| EXTRACTED INFORMATION |
# # # # #
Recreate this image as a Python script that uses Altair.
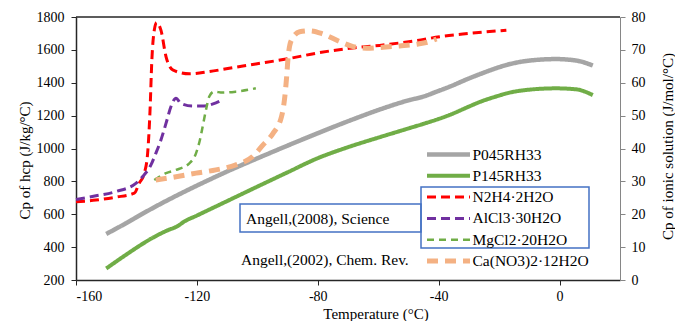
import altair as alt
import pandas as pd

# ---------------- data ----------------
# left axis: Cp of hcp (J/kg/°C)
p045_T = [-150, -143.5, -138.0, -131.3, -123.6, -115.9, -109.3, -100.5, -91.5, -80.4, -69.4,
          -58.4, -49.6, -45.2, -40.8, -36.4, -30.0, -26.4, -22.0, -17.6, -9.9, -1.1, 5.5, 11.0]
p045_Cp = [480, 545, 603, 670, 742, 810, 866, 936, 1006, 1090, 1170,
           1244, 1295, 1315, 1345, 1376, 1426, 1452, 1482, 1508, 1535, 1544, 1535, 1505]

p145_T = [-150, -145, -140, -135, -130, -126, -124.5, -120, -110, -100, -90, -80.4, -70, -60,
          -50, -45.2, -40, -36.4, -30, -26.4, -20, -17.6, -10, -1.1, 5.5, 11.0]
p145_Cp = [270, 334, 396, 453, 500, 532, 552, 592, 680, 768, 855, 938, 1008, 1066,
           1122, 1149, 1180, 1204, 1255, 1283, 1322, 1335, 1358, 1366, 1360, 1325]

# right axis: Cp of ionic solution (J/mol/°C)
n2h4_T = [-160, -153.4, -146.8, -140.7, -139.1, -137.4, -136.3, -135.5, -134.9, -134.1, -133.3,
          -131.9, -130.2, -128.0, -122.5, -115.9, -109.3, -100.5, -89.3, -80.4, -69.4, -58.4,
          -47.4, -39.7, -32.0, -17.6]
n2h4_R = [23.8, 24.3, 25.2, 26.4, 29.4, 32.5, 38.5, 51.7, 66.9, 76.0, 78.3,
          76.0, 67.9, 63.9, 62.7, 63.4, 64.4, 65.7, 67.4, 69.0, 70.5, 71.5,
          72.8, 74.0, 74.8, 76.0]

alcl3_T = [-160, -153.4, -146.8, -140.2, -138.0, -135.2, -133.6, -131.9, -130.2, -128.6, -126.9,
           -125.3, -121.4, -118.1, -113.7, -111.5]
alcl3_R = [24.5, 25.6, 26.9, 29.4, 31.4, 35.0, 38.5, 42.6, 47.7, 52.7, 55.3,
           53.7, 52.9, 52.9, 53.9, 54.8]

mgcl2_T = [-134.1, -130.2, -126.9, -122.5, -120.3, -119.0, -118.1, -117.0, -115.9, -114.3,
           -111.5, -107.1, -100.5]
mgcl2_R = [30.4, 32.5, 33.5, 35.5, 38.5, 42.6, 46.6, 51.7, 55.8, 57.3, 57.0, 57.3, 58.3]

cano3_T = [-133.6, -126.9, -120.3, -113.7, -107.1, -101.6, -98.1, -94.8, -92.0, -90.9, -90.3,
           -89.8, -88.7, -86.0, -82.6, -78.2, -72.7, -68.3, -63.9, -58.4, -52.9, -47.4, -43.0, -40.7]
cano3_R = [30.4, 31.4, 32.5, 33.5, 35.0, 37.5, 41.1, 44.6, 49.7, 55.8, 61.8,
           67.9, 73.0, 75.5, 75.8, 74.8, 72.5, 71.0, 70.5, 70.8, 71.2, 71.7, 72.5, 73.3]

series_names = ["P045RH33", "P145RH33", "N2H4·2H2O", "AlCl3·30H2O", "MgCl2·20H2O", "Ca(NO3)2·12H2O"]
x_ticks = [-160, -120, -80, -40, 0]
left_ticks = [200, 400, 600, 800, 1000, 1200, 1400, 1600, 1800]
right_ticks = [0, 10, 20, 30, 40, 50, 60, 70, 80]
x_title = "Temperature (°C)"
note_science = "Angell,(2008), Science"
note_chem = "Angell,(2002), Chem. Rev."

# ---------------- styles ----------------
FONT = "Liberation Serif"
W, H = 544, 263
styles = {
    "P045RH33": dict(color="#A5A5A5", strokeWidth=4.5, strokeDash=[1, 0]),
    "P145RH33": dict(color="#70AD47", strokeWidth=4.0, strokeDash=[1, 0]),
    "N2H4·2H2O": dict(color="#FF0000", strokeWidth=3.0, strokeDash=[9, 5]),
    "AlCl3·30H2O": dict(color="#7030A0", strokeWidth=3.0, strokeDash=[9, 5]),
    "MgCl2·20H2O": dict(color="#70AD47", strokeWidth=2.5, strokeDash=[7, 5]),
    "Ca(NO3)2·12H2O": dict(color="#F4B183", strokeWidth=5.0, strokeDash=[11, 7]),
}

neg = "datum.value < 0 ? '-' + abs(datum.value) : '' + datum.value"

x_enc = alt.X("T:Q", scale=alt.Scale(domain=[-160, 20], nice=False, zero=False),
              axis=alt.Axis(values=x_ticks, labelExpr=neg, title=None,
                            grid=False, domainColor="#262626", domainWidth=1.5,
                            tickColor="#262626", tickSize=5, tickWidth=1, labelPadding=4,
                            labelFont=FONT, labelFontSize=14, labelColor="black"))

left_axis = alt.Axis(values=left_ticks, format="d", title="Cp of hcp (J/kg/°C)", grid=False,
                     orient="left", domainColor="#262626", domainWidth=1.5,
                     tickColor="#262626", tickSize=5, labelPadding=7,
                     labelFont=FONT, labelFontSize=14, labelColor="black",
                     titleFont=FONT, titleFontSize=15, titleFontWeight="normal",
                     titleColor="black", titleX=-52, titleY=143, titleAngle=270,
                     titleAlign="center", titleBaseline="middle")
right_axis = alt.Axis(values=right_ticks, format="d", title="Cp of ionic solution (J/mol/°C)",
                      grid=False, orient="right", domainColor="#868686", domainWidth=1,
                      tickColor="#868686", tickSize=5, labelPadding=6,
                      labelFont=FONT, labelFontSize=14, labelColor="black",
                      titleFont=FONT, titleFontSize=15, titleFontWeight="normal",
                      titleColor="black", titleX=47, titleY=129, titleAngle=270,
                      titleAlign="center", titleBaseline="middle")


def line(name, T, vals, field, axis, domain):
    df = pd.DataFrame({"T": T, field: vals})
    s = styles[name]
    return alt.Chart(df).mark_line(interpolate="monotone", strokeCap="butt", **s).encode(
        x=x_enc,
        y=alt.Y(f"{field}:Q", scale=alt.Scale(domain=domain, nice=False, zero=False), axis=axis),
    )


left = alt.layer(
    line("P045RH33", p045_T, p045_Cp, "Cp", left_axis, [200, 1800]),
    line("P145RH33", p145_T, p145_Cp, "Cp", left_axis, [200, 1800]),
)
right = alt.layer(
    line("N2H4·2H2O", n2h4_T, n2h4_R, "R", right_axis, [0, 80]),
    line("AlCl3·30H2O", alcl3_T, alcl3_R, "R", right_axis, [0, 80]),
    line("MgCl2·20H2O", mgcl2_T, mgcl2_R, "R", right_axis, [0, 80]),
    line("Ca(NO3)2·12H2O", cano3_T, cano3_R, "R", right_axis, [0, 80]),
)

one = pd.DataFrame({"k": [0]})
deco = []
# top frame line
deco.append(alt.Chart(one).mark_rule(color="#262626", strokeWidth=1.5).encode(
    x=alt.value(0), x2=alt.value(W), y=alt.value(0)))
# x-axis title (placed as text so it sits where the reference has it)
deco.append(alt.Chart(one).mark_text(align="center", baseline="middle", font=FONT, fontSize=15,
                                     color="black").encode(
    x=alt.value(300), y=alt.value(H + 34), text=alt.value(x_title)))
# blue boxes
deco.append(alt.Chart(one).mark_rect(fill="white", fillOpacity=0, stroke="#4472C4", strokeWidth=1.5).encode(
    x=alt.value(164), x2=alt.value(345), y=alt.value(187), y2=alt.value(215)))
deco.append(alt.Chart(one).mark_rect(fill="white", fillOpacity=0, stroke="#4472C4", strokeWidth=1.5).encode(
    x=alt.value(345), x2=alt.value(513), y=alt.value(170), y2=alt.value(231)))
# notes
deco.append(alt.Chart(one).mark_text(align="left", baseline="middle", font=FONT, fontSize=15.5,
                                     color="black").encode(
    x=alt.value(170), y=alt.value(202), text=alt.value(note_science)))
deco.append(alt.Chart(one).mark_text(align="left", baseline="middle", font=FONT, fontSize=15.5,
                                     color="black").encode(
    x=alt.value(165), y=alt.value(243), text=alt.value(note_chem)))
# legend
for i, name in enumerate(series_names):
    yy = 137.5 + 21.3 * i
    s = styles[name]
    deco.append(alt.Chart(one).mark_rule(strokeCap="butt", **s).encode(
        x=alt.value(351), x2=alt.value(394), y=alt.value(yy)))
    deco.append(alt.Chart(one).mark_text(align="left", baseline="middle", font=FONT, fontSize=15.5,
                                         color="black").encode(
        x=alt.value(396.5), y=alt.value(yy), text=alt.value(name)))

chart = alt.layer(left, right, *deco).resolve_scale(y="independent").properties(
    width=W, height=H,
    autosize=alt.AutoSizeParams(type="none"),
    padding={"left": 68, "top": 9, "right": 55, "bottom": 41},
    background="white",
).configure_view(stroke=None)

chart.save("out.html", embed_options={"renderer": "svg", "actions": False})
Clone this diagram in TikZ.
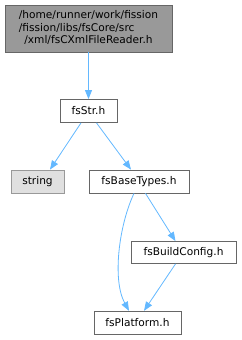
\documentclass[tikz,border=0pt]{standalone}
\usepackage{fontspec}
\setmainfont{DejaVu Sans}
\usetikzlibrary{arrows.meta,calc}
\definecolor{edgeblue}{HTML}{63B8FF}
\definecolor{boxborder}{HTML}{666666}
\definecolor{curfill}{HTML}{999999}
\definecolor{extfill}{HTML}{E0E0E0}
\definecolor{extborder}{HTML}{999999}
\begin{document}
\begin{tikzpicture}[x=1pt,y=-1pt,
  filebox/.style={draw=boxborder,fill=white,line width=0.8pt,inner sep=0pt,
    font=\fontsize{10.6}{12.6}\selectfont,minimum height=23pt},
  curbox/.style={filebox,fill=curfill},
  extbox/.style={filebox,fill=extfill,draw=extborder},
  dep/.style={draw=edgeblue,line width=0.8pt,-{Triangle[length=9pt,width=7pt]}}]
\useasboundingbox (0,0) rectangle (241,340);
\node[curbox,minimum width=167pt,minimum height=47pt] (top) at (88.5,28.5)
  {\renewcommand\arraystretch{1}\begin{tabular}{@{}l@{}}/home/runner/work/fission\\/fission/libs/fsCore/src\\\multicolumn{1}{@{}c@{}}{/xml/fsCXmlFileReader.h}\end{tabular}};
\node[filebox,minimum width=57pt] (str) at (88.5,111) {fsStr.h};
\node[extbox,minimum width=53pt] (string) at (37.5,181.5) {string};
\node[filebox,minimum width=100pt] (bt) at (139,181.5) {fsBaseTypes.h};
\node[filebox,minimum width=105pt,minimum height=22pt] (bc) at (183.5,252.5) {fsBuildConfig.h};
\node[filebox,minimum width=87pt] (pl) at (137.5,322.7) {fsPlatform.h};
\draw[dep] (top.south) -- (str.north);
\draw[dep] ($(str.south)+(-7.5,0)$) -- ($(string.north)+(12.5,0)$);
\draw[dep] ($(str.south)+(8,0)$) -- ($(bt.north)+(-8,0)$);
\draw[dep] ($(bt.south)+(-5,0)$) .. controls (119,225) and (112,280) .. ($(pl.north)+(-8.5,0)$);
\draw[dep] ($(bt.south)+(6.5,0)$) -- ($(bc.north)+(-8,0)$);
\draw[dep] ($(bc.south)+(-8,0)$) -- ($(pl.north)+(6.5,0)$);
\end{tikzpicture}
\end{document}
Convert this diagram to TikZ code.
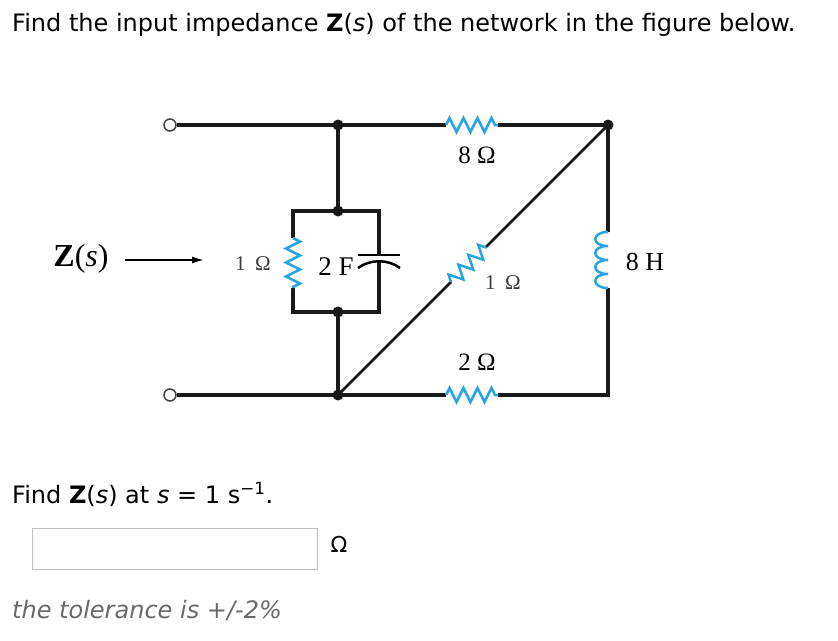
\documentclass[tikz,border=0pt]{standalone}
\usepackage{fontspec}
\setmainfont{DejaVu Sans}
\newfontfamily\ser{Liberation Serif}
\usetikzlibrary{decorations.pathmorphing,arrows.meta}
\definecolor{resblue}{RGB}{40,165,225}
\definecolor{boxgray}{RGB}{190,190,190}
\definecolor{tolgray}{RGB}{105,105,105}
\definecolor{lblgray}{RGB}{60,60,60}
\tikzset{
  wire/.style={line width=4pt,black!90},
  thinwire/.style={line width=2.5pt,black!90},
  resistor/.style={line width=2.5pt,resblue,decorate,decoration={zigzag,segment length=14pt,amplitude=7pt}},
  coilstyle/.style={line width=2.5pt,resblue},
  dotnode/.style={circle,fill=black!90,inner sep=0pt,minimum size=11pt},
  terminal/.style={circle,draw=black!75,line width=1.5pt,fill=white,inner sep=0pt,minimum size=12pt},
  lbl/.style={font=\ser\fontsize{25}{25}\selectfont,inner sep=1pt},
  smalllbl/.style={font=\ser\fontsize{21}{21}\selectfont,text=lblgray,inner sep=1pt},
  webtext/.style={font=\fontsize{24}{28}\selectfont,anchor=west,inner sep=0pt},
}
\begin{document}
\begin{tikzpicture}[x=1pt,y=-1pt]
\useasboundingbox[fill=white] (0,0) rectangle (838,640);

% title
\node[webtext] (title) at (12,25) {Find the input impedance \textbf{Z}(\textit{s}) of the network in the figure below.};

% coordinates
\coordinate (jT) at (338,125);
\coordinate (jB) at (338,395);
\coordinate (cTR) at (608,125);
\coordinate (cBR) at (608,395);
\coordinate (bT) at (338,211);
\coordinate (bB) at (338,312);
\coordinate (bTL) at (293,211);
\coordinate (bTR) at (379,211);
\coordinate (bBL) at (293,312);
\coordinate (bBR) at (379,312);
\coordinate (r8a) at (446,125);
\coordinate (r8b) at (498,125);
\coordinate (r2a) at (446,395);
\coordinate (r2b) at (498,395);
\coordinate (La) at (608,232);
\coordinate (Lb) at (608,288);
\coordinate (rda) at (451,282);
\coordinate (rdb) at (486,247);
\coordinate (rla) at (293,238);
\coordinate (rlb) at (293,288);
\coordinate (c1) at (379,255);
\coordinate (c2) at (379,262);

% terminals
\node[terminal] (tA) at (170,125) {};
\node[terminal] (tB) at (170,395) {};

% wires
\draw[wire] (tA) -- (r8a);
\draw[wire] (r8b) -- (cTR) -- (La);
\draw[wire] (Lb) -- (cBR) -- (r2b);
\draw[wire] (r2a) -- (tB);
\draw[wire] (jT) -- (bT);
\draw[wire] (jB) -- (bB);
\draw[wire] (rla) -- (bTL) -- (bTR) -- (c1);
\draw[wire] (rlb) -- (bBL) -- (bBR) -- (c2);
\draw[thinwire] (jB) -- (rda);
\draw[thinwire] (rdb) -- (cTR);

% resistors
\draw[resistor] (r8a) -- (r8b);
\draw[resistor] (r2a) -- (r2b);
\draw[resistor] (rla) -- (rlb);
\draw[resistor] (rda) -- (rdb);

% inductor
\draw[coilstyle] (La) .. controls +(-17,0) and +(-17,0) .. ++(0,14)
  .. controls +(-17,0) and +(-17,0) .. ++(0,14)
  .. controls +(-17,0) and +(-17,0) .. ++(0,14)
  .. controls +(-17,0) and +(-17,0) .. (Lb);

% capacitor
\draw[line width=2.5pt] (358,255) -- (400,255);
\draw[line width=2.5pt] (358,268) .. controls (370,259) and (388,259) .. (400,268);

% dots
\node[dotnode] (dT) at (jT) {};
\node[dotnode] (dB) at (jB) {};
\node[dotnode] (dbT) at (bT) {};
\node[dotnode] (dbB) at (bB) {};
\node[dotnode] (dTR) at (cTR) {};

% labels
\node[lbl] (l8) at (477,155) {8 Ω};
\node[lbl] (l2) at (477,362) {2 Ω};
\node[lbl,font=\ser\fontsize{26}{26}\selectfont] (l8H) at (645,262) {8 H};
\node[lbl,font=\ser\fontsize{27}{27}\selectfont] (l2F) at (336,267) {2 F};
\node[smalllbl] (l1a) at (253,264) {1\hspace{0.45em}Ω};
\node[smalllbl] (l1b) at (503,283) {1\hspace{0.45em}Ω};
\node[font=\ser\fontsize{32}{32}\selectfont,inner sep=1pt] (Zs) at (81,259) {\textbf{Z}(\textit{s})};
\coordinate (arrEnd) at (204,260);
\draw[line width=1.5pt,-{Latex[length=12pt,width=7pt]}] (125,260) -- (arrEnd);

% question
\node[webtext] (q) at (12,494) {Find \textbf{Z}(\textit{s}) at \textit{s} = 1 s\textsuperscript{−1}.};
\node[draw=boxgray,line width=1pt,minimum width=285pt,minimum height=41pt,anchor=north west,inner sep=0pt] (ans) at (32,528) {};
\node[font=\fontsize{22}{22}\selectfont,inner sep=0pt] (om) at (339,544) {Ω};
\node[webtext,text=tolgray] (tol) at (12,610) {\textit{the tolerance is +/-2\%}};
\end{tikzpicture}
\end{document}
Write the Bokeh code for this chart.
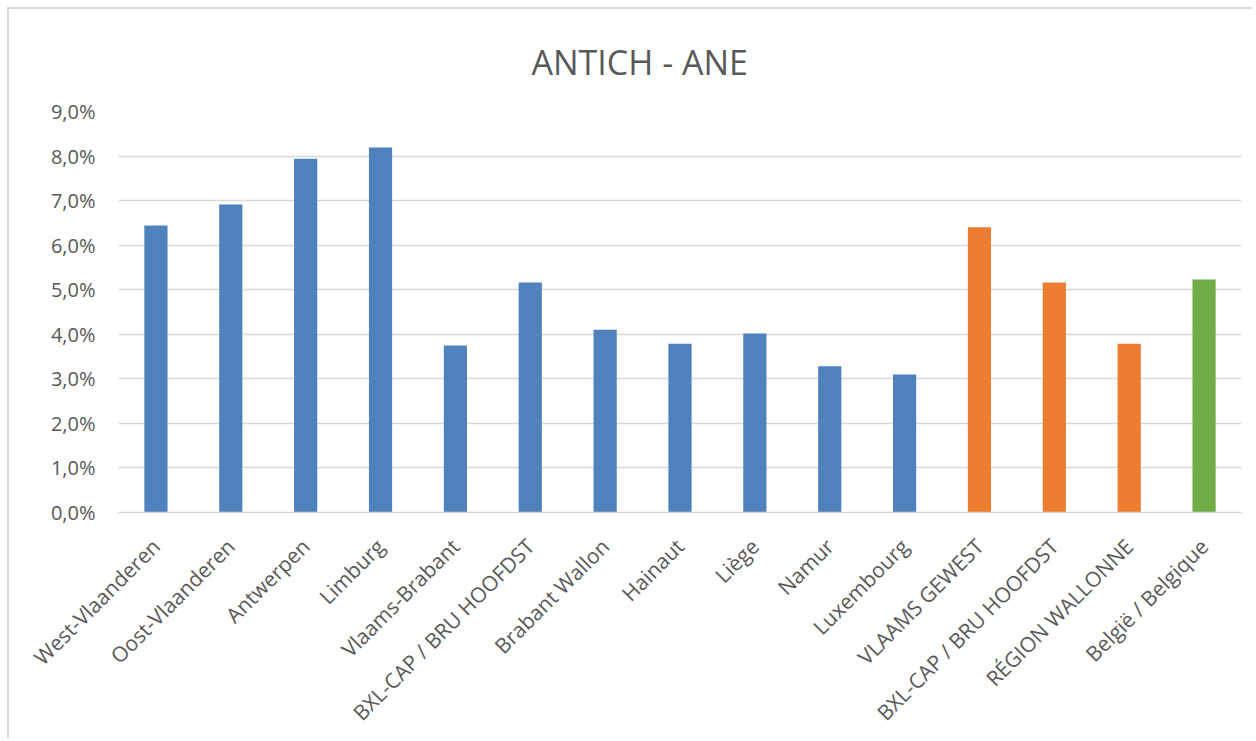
# # # # #
| TASK PROMPT |
Take out nothing but the lines from the one containing "Convert this diagram to TikZ code." to the one containing "(c2) at (379,262);", inclusive, retyped exactly. Drop the pictures.

| WRITTEN ANSWER |
Convert this diagram to TikZ code.
\documentclass[tikz,border=0pt]{standalone}
\usepackage{fontspec}
\setmainfont{DejaVu Sans}
\newfontfamily\ser{Liberation Serif}
\usetikzlibrary{decorations.pathmorphing,arrows.meta}
\definecolor{resblue}{RGB}{40,165,225}
\definecolor{boxgray}{RGB}{190,190,190}
\definecolor{tolgray}{RGB}{105,105,105}
\definecolor{lblgray}{RGB}{60,60,60}
\tikzset{
  wire/.style={line width=4pt,black!90},
  thinwire/.style={line width=2.5pt,black!90},
  resistor/.style={line width=2.5pt,resblue,decorate,decoration={zigzag,segment length=14pt,amplitude=7pt}},
  coilstyle/.style={line width=2.5pt,resblue},
  dotnode/.style={circle,fill=black!90,inner sep=0pt,minimum size=11pt},
  terminal/.style={circle,draw=black!75,line width=1.5pt,fill=white,inner sep=0pt,minimum size=12pt},
  lbl/.style={font=\ser\fontsize{25}{25}\selectfont,inner sep=1pt},
  smalllbl/.style={font=\ser\fontsize{21}{21}\selectfont,text=lblgray,inner sep=1pt},
  webtext/.style={font=\fontsize{24}{28}\selectfont,anchor=west,inner sep=0pt},
}
\begin{document}
\begin{tikzpicture}[x=1pt,y=-1pt]
\useasboundingbox[fill=white] (0,0) rectangle (838,640);

% title
\node[webtext] (title) at (12,25) {Find the input impedance \textbf{Z}(\textit{s}) of the network in the figure below.};

% coordinates
\coordinate (jT) at (338,125);
\coordinate (jB) at (338,395);
\coordinate (cTR) at (608,125);
\coordinate (cBR) at (608,395);
\coordinate (bT) at (338,211);
\coordinate (bB) at (338,312);
\coordinate (bTL) at (293,211);
\coordinate (bTR) at (379,211);
\coordinate (bBL) at (293,312);
\coordinate (bBR) at (379,312);
\coordinate (r8a) at (446,125);
\coordinate (r8b) at (498,125);
\coordinate (r2a) at (446,395);
\coordinate (r2b) at (498,395);
\coordinate (La) at (608,232);
\coordinate (Lb) at (608,288);
\coordinate (rda) at (451,282);
\coordinate (rdb) at (486,247);
\coordinate (rla) at (293,238);
\coordinate (rlb) at (293,288);
\coordinate (c1) at (379,255);
\coordinate (c2) at (379,262);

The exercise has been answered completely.